_WHAT THE TASK ASKS_.
Collect every line in the records below that contains the word "this".

_DATA_.
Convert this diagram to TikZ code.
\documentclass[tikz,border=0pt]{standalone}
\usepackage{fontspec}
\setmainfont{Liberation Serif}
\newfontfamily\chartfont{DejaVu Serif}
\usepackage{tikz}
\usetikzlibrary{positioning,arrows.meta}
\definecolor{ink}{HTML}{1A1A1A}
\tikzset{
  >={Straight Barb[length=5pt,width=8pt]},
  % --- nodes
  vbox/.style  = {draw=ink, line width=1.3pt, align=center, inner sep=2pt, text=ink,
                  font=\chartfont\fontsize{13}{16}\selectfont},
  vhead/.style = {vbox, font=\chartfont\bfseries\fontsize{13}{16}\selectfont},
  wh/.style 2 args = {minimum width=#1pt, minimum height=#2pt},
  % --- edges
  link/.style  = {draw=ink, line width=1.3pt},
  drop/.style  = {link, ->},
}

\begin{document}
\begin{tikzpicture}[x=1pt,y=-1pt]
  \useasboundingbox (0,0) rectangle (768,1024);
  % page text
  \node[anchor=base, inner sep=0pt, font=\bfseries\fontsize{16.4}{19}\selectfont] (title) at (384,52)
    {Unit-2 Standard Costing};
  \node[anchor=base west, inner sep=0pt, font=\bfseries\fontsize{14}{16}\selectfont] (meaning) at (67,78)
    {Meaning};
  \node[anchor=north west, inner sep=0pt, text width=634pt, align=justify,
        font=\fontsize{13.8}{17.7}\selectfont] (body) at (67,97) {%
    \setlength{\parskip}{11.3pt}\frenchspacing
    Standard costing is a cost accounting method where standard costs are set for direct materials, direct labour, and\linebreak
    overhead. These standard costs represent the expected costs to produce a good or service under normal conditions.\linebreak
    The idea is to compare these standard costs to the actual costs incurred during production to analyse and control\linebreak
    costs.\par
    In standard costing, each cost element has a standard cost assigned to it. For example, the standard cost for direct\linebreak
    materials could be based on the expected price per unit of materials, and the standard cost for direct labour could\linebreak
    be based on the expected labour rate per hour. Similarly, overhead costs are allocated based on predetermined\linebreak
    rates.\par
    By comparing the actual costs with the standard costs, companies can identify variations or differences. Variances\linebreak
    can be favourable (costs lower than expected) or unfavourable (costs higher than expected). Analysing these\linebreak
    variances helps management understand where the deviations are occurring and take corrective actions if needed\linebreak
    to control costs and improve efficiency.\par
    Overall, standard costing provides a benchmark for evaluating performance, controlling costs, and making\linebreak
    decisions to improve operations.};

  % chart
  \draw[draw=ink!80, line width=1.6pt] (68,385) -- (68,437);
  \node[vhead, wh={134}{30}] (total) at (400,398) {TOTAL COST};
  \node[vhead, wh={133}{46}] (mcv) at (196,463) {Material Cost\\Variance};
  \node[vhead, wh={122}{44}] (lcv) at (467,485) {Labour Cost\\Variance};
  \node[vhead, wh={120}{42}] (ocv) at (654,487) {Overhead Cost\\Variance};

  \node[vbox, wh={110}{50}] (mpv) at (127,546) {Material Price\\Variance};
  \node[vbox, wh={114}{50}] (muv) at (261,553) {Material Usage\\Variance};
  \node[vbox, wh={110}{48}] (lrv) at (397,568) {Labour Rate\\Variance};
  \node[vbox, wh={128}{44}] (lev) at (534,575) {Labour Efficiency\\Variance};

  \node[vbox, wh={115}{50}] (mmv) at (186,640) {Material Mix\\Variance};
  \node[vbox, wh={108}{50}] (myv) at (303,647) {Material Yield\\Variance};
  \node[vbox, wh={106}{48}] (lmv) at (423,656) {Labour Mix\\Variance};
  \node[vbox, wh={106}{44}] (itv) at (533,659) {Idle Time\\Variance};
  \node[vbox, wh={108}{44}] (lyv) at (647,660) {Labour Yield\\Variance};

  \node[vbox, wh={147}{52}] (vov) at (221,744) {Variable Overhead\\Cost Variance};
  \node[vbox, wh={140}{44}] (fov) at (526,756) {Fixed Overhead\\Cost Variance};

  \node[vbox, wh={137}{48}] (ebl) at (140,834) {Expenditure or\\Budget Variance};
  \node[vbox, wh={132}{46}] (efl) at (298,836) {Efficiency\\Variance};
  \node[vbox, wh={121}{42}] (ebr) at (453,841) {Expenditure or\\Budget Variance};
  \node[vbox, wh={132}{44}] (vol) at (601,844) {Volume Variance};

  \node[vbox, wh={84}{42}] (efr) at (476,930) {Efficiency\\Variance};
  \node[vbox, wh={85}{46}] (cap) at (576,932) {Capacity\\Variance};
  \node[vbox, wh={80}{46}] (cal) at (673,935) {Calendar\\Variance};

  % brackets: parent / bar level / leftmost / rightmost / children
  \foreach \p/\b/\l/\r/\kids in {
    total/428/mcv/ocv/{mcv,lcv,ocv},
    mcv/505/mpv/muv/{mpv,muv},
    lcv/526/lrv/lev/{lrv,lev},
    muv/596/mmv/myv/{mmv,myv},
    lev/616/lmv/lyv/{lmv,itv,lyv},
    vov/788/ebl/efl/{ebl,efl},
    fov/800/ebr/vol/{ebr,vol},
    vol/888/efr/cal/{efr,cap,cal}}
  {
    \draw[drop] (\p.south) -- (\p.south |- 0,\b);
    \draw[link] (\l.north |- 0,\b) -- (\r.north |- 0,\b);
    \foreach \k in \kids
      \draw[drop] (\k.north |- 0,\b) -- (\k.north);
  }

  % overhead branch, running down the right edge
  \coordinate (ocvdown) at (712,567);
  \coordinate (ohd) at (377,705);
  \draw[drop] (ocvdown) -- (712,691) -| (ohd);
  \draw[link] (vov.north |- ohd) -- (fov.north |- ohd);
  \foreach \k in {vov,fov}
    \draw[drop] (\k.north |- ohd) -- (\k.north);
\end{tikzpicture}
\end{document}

--

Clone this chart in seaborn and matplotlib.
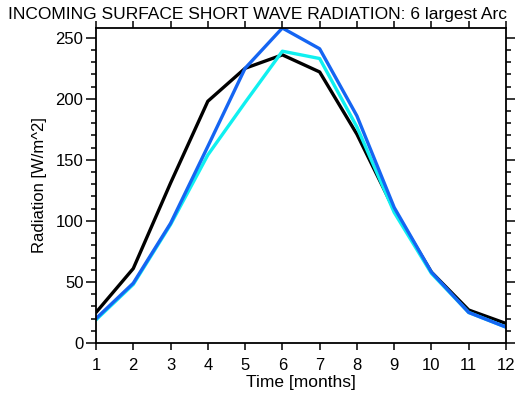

_EXERCISE OUTPUT_.
Convert this diagram to TikZ code.
Clone this chart in seaborn and matplotlib.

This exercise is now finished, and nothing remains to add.